YAOUNDE, Nov. 2 (Xinhua) -- China is a "credible and serious" partner of African countries as they endeavor to overcome an electricity deficit and boost economic development, said Guinea's minister of energy and water Cheick Taliby Sylla.
In an exclusive interview with Xinhua during his recent stay in Yaounde, capital of Cameroon, the minister said the China-proposed Global Energy Interconnection (GEI) initiative can help overcome Africa's electricity deficit and boost development in the continent as one.
Proposed by China in 2015, GEI is a globally interconnected strong and smart grid with ultra-high voltage (UHV) grid as the backbone, which will serve as a platform for extensive development, deployment and utilization of clean energy worldwide.
"When we talk about electricity, we are talking about development, improvement of people's living conditions," said Sylla.
Sylla noted that "many Africans do not have access to electricity, especially those living in rural areas."

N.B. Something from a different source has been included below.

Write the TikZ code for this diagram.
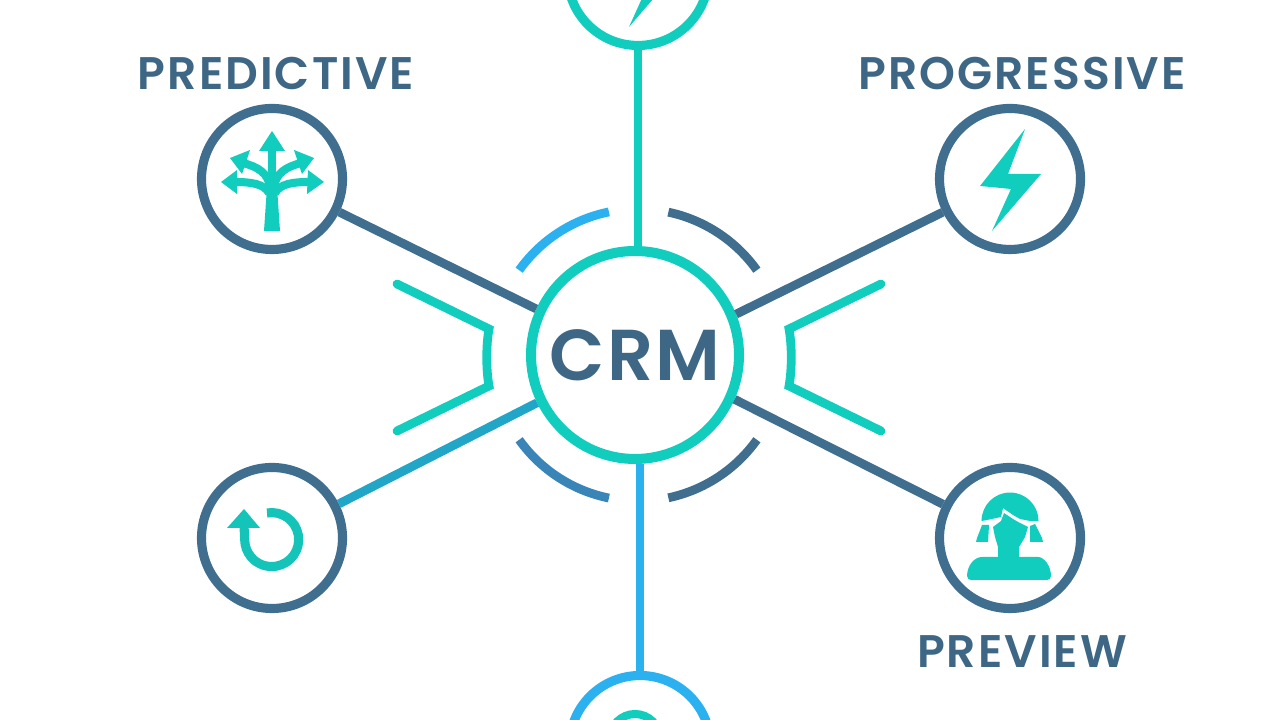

Africa needs to "electrify to its last part to have emancipation," Sylla said, hailing China as a "great nation" that is assisting Africa with durable solutions in development.

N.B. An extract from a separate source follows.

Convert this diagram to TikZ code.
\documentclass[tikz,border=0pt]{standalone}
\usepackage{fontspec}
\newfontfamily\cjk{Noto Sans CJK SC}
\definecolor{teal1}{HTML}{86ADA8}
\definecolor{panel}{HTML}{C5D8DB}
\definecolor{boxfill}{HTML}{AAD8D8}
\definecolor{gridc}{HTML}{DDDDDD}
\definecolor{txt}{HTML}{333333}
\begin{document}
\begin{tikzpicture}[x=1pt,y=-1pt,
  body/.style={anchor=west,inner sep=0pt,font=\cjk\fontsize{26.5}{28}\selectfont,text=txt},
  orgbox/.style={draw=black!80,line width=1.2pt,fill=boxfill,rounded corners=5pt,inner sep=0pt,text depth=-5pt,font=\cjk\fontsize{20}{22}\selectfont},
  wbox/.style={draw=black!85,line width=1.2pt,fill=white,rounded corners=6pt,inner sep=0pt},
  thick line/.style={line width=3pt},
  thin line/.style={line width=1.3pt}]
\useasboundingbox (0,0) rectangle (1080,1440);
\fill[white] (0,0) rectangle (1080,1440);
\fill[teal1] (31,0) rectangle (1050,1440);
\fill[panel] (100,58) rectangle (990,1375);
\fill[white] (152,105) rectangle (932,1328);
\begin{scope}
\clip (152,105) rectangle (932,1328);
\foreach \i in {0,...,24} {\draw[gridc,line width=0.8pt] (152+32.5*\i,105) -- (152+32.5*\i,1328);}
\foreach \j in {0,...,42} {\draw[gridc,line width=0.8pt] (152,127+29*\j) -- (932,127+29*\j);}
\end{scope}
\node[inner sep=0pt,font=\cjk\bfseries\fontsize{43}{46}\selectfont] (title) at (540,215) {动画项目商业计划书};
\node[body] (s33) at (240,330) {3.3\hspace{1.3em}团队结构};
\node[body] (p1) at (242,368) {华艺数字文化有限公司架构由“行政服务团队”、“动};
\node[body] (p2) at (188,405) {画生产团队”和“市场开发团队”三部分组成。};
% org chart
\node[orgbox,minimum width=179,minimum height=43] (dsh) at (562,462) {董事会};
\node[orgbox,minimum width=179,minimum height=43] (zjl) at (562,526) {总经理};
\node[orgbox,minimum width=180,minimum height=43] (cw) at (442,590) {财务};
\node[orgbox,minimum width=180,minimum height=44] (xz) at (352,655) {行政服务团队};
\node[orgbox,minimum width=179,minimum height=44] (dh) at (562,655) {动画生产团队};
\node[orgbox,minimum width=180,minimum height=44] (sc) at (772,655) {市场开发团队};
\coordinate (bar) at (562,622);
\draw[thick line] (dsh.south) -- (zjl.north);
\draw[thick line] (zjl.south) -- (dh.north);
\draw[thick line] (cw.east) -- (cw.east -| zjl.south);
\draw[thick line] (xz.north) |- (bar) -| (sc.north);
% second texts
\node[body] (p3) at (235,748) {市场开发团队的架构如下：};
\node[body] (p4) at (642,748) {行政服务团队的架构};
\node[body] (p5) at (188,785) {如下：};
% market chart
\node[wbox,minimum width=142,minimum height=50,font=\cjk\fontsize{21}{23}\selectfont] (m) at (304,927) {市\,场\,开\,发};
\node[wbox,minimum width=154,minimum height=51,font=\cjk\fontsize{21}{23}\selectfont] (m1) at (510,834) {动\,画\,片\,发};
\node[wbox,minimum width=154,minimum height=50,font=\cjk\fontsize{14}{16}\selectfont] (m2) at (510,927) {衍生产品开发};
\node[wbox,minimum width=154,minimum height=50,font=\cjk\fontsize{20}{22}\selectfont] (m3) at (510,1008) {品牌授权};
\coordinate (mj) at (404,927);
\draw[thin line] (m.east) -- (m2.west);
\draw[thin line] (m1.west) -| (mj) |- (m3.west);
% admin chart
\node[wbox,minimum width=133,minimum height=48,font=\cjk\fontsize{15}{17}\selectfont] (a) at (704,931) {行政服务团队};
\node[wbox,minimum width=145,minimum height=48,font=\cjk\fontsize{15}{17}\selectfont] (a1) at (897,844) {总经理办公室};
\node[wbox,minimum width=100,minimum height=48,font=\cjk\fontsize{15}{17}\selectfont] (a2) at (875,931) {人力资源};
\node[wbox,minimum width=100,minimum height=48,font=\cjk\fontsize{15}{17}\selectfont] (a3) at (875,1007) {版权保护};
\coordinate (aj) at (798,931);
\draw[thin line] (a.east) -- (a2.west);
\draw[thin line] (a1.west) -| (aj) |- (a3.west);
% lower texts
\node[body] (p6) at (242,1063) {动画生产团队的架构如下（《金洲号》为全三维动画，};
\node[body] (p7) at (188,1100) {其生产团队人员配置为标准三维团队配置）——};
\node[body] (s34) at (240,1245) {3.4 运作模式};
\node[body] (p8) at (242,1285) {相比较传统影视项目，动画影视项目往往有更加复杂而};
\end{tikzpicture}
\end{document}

"China is now teaching Africa how to develop, how to enhance growth... and giving its financial support," Sylla said.
"Some believe China is putting Africa into debt which is prejudicial for Africa. I think all our African authorities are unanimous that China on the contrary is helping African countries to build infrastructures that are indispensable to their economic take-off, creating better lives for African people," Sylla said.
In September, the Guinean government signed a partnership agreement with China's Global Energy Interconnection Development and Cooperation Organization (GEIDCO) to jointly implement the GEI initiative in Africa.
"It's a futuristic vision, very ambitious, that must be taken very seriously if we want energy to be for everyone," Sylla said.
According to Sylla, the China-Guinea deal is a first step in Africa to a "monumental" project that is undergoing scrutiny by other African countries.
"It is important to think about this so that in the long-run, Africa as one can be interconnected in terms of energy and other infrastructures," Sylla said, adding that African countries could then accelerate industrialization and "exploit their resources domestically to keep the added value staying in the country."